Mostly, this technique is used when tumors are close to areas of language and movement and is an option for patients who cannot tolerate general anesthesia.

“Because the brain has no sensation when you remove tissue, patients do not really have any perception of pain,” Etame said. “Patients can be very comfortable during this operation, but they do get a little bit of anesthesia.”

Most patients who undergo this procedure return home within a day or two, he said.

“When you operate on a brain tumor, you’re not actually on the tumor,” Etame said. “You’re working on the brain and it’s important to know what critical structures are around the tumor since this is a key determinant of excellent surgical outcomes.”

Using tractography, which essentially makes maps of the key white matter fibers for brain function, can help surgeons like Etame navigate the brain. Tractography tells surgeons where fibers associated with the tumor are located and when combined with a functional MRI can provide insight on function and structure.

Etame has developed a robust awake brain surgery program at Moffitt, which is just part of the neuro-oncology and neurosurgery program at the cancer center.

Neurosurgery falls under a large umbrella, Etame said, and the path forward varies on a patient’s individual diagnosis and needs.

Quieting Glioblastoma Stem Cells

Today, statistics are improving for brain cancer patients, even if it’s slightly. Strategies used at Moffitt through clinical trials and maximum-safe resection of tumors have helped patients survive longer than three or four years after treatment.

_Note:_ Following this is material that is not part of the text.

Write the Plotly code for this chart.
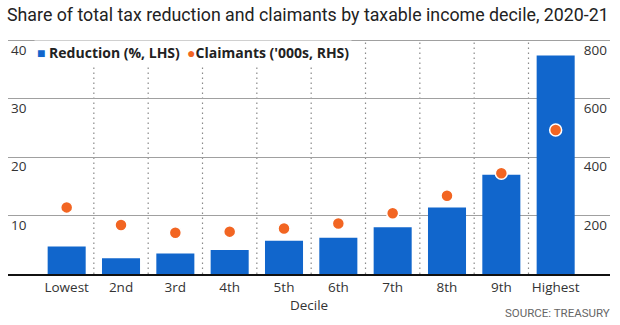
import plotly.graph_objects as go

categories = ["Lowest", "2nd", "3rd", "4th", "5th", "6th", "7th", "8th", "9th", "Highest"]
reduction_pct = [4.7, 2.7, 3.5, 4.1, 5.7, 6.2, 8.0, 11.4, 17.0, 37.4]
claimants_k = [228, 168, 141, 145, 156, 173, 208, 268, 345, 493]
left_ticks = [10, 20, 30, 40]
right_ticks = [200, 400, 600, 800]

BLUE = "#1166cc"
ORANGE = "#f26522"
FONT = "Open Sans"
TFONT = "Roboto"

fig = go.Figure()
fig.add_trace(go.Bar(
    x=categories, y=reduction_pct, name="Reduction (%, LHS)",
    marker=dict(color=BLUE, line=dict(width=0)), showlegend=False, yaxis="y",
))
fig.add_trace(go.Scatter(
    x=categories, y=claimants_k, name="Claimants ('000s, RHS)", mode="markers",
    marker=dict(color=ORANGE, size=12, line=dict(color="white", width=1.5)),
    showlegend=False, yaxis="y2",
))

shapes = []
for i in range(len(categories) - 1):
    shapes.append(dict(type="line", xref="x", yref="y", x0=i + 0.5, x1=i + 0.5,
                       y0=0, y1=40, line=dict(color="#8a8a8a", width=1.2, dash="1.5px,3.5px"),
                       layer="below"))

fig.update_layout(
    width=620, height=325,
    margin=dict(l=8, r=10, t=37.7, b=51),
    paper_bgcolor="white", plot_bgcolor="white",
    font=dict(family=FONT, color="#333333", size=13),
    bargap=0.3,
    shapes=shapes,
    xaxis=dict(
        type="category", range=[-1.08, 10.0], showgrid=False,
        showline=True, linecolor="#111111", linewidth=1.5,
        ticks="", tickfont=dict(size=13.5, color="#333333"),
        title=dict(text="Decile", font=dict(size=13.5, color="#333333"), standoff=0),
    ),
    yaxis=dict(
        range=[0, 40.4], tickvals=left_ticks, showgrid=True, gridcolor="#a0a0a0",
        gridwidth=1, zeroline=False, showline=False, ticks="",
        ticklabelposition="inside bottom", tickfont=dict(size=13.5, color="#333333"),
    ),
    yaxis2=dict(
        range=[0, 808], tickvals=right_ticks, overlaying="y", side="right",
        showgrid=False, zeroline=False, showline=False, ticks="",
        ticklabelposition="inside bottom", tickfont=dict(size=13.5, color="#333333"),
    ),
    annotations=[
        dict(text="Share of total tax reduction and claimants by taxable income decile, 2020-21",
             xref="paper", yref="paper", x=-0.005, y=1.0, yshift=24, xanchor="left", yanchor="middle",
             showarrow=False, font=dict(size=17.8, color="#222222", family=TFONT)),
        dict(text=f"<span style='color:{BLUE}'>■</span> <b>Reduction (%, LHS)</b>  "
                  f"<span style='color:{ORANGE}'>●</span><b>Claimants ('000s, RHS)</b>",
             xref="x", yref="y", x=-0.6, y=40, xanchor="left", yanchor="top",
             showarrow=False, bgcolor="white", borderpad=2,
             font=dict(size=14, color="#222222", family=FONT)),
        dict(text="SOURCE: TREASURY", xref="paper", yref="paper", x=1.003, y=0, yshift=-39,
             xanchor="right", yanchor="middle", showarrow=False,
             font=dict(size=11.5, color="#666666", family=TFONT)),
    ],
)

fig.write_html("out.html")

Through his research and a new clinical trial, Etame hopes to continue improving on those numbers.

“A common scenario is that following the removal of a tumor and treatment with chemoradiation, the MRI looks good for a long time with no sign of cancer,” Etame said. “But then over time, you start to see disease in areas of the brain that previously appeared normal.”

That’s because in cancers like glioblastoma, tumor stem cells have already spread throughout the brain. At the time of removal of the main tumor, the stem cells are in an inactive state and do not appear as a tumor. However, at some point these “quiet” stem cells become reactivated and grow into very aggressive cancers that are highly resistant. This is the key challenge in glioblastoma treatment.

“My research is based on understanding what genetic changes are associated with the reactivation of those stem cells and how we can target them,” he said. “If we can keep those stem cells ‘quiet’ for a longer duration, we can prolong survival. So how do we delay that reactivation?”

Etame suspects that by identifying a pathway that is important in the reactivation process, a specific drug can be used to target that pathway and hinder its ability to reengage. He has been awarded three fundings by the National Institutes of Health on his innovative thinking on developing glioblastoma therapies.

The hypothesis is if a drug can make it into the tumor tissue and prevent reactivation of cancer stem cells or even kill cancer stem cells, that could prolong patient survival, along with chemotherapy and radiation. While Etame has been involved in plenty of clinical trials before, this is his first as the investigator who came up with the concept. 

“It’s a long road when you start at the lab level and then bring something to the patients, so it’s exciting,” Etame said. “We have a drug that we can test its ability to get into the brain and prevent aggressive reactivation of glioblastoma stem cells.” 

It’s a career trajectory that brings him back to why he got interested in neuro oncology in the first place.